The best fix for this would be to create an officer's Expeditionary Warfare Specialist (EXW) pin. The arguments for this are twofold. The first is symmetry. It makes sense for officers to have the same warfare qualifications as the Sailors they lead. The second argument is more subtle and relates specifically to Suppos. In traditional platform-oriented warfare, a supply officer keeps a ship, plane, or submarine ready for combat, but does not "fight" the weapons. But a supply officer in an NECC unit must be just as able to put lead on target as any of their line counterparts. That is a markedly different responsibility for a Suppo and should be recognized as such with the same warfare pin.

While that may be the best option, the demand for a golden Expeditionary Warfare Specialist pin is probably too low since only the 3100-series officers in the NECC are without a unique warfare device and corresponding identity. So here's my suggestion: it's time for a "golden octopus." The octopus is the current crest of the Navy Expeditionary Logistics Support Group and is the traditional symbol of the Navy's amphibious and expeditionary supply units. An appropriate Expeditionary Logistics Warfare (ELW) device would integrate the octopus superimposed over a crossed cutlass and flintlock pistol, thereby capturing the expeditionary and defensive nature of the expeditionary logistician. Just as the Navy recently recognized EXW as an enlisted warfare specialty, it's time for the Navy to recognize ELW as a warfare community within the Supply Corps unique to NECC Suppos.

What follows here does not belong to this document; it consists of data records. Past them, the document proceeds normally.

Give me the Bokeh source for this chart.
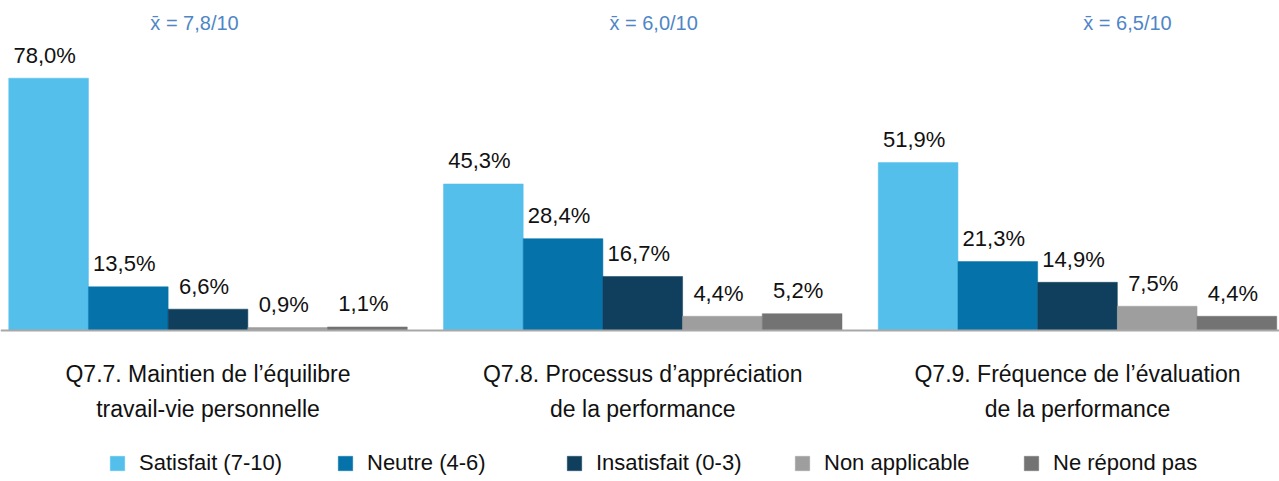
from bokeh.plotting import figure
from bokeh.models import Range1d, Span, Legend, LegendItem, ColumnDataSource
from bokeh.core.properties import value
from bokeh.embed import file_html
from bokeh.resources import INLINE

# ---- data ----
categories = [
    "Q7.7. Maintien de l’équilibre\ntravail-vie personnelle",
    "Q7.8. Processus d’appréciation\nde la performance",
    "Q7.9. Fréquence de l’évaluation\nde la performance",
]
series = ["Satisfait (7-10)", "Neutre (4-6)", "Insatisfait (0-3)", "Non applicable", "Ne répond pas"]
satisfait = [78.0, 45.3, 51.9]
neutre = [13.5, 28.4, 21.3]
insatisfait = [6.6, 16.7, 14.9]
non_applicable = [0.9, 4.4, 7.5]
ne_repond_pas = [1.1, 5.2, 4.4]
means = ["x̄ = 7,8/10", "x̄ = 6,0/10", "x̄ = 6,5/10"]

values = [satisfait, neutre, insatisfait, non_applicable, ne_repond_pas]

# ---- style ----
colors = ["#54BFEB", "#0573A9", "#103F5D", "#9E9E9E", "#737373"]
FONT_NAME = "Liberation Sans"
FONT = value(FONT_NAME)
W, H = 1279, 481
PX_PER_GROUP = 434.75
PX_PER_PCT = 3.235
BASE_Y = 330
GROUP0_X = 207.5
bar_w = 79.7 / PX_PER_GROUP
mean_shift = [-0.031, 0.025, 0.115]
legend_left = [108, 336, 565, 793, 1022]

x0 = -GROUP0_X / PX_PER_GROUP
p = figure(width=W, height=H, output_backend="svg", toolbar_location=None,
           x_range=Range1d(x0, x0 + W / PX_PER_GROUP),
           y_range=Range1d(-(H - BASE_Y) / PX_PER_PCT, BASE_Y / PX_PER_PCT),
           x_axis_type=None, y_axis_type=None, min_border=0)
p.grid.visible = False
p.outline_line_color = None
p.background_fill_color = "white"

gx = list(range(len(categories)))
renderers = []
for k, (name, vals, col) in enumerate(zip(series, values, colors)):
    xs = [g + (k - 2) * bar_w for g in gx]
    src = ColumnDataSource(dict(x=xs, top=vals,
                                lab=[f"{v:.1f}".replace(".", ",") + "%" for v in vals]))
    r = p.vbar(x="x", top="top", bottom=0, width=bar_w, source=src,
               fill_color=col, line_color=col, line_width=0.5)
    renderers.append(r)
    p.text(x="x", y="top", text="lab", source=src, text_align="center",
           text_baseline="alphabetic", x_offset=-4, y_offset=-23, text_font=FONT,
           text_font_size="22px", text_color="#111111")

p.add_layout(Span(location=0, dimension="width", line_color="#A8A8A8", line_width=2))

# category labels
csrc = ColumnDataSource(dict(x=gx, y=[0] * 3, t=categories))
p.text(x="x", y="y", text="t", source=csrc, text_align="center", text_baseline="middle",
       y_offset=61, text_font=FONT, text_font_size="23px", text_color="#111111",
       text_line_height=1.38)

# mean annotations
msrc = ColumnDataSource(dict(x=[g + s for g, s in zip(gx, mean_shift)],
                             y=[BASE_Y / PX_PER_PCT] * 3, t=means))
p.text(x="x", y="y", text="t", source=msrc, text_align="center", text_baseline="middle",
       y_offset=22, text_font=FONT, text_font_size="20px", text_color="#4F86C6")

# legend (one per item for placement)
for name, r, lx in zip(series, renderers, legend_left):
    lg = Legend(items=[LegendItem(label=name, renderers=[r])], location=(lx, 5),
                orientation="horizontal", padding=0, margin=0, spacing=0,
                glyph_width=18, glyph_height=18, label_standoff=13,
                label_text_font=FONT_NAME, label_text_font_size="22px",
                label_text_color="#111111", border_line_alpha=0,
                background_fill_alpha=0)
    p.add_layout(lg)

open("out.html", "w").write(file_html(p, INLINE))
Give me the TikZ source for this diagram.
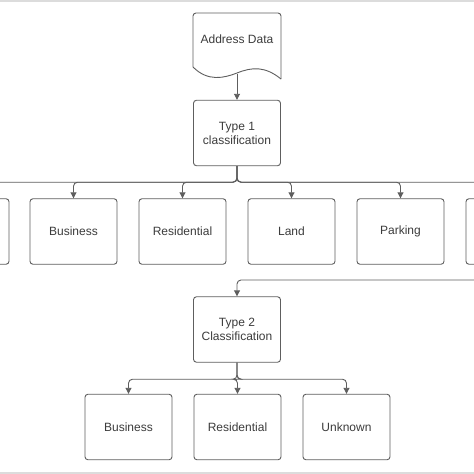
\documentclass[tikz,border=0pt]{standalone}
\usepackage{fontspec}
\setmainfont{Liberation Sans}
\usetikzlibrary{arrows.meta}
\definecolor{linec}{HTML}{5E5E5E}
\definecolor{textc}{HTML}{3C3C3C}
\definecolor{bandc}{HTML}{DCDCDC}
\tikzset{
  boxn/.style={draw=linec, line width=0.9pt, rounded corners=3pt, minimum width=87pt, minimum height=65.5pt, inner sep=0pt, align=center, font=\fontsize{12}{14}\selectfont, text=textc},
  txt/.style={inner sep=0pt, align=center, font=\fontsize{12}{14}\selectfont, text=textc},
  conn/.style={draw=linec, line width=0.9pt, rounded corners=4pt, -{Triangle[length=6pt,width=6pt]}}
}
\begin{document}
\begin{tikzpicture}[x=1pt,y=-1pt]
\useasboundingbox (0,0) rectangle (474,474);
\clip (0,0) rectangle (474,474);
\fill[white] (0,0) rectangle (474,474);
\fill[bandc] (0,0) rectangle (474,2);
\fill[bandc] (0,471.5) rectangle (474,474);
% document shape
\draw[linec, line width=0.9pt, rounded corners=3pt] (193,67) -- (193,13) -- (281,13) -- (281,79);
\draw[linec, line width=0.9pt] (193,67) .. controls (208,82) and (224,78) .. (237,73) .. controls (252,67) and (265,66) .. (281,79);
\node[txt] (addr) at (237,39.5) {Address Data};
\coordinate (addrb) at (237,73.5);
% type 1
\node[boxn] (t1) at (237,133) {Type 1\\classification};
\draw[conn] (addrb) -- (t1.north);
% row 1
\node[boxn] (xl) at (-34.5,231.5) {};
\node[boxn] (b1) at (73.5,231.5) {Business};
\node[boxn] (r1) at (182.5,231.5) {Residential};
\node[boxn] (l1) at (291.5,231.5) {Land};
\node[boxn] (p1) at (400.5,231.5) {Parking};
\node[boxn] (xr) at (509.5,231.5) {};
\foreach \c in {xl,b1,r1,l1,p1,xr}{
  \draw[conn] (t1.south) -- ++(0,16) -| (\c.north);
}
% type 2
\node[boxn] (t2) at (237,329.5) {Type 2\\Classification};
\coordinate (in2) at (490,280);
\draw[conn] (in2) -| (t2.north);
% row 2
\node[boxn] (b2) at (128.5,427) {Business};
\node[boxn] (r2) at (237.5,427) {Residential};
\node[boxn] (u2) at (346.5,427) {Unknown};
\foreach \c in {b2,r2,u2}{
  \draw[conn] (t2.south) -- ++(0,16.5) -| (\c.north);
}
\end{tikzpicture}
\end{document}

By combining the basic elements of the Expeditionary Warfare and Seabee Combat Warfare common cores with a common core qualification standard for Supply Corps officers in the NECC and unit-specific qualification standards across the command, a workable Expeditionary Warfare program could be in place in about 12 months. And through an ELW specialty, NECC supply corps officers will receive the recognition due them as experts in a vital aspect of expeditionary warfare. More important, it will allow supply officers who specialize in the unique world of expeditionary logistics, who devote their careers to the Navy Expeditionary Combat Command, and who take on the risks and responsibilities of forward deployments to the world's trouble spots, to differentiate themselves from other officers.

And besides, it would solve my problem at the coffee cart. 

Lieutenant Schuck is the N4 for Maritime Expeditionary Security Squadron Nine out of Everett, Washington. In civilian life he is an economics professor at Linfield College and holds a Ph.D. from Washington State.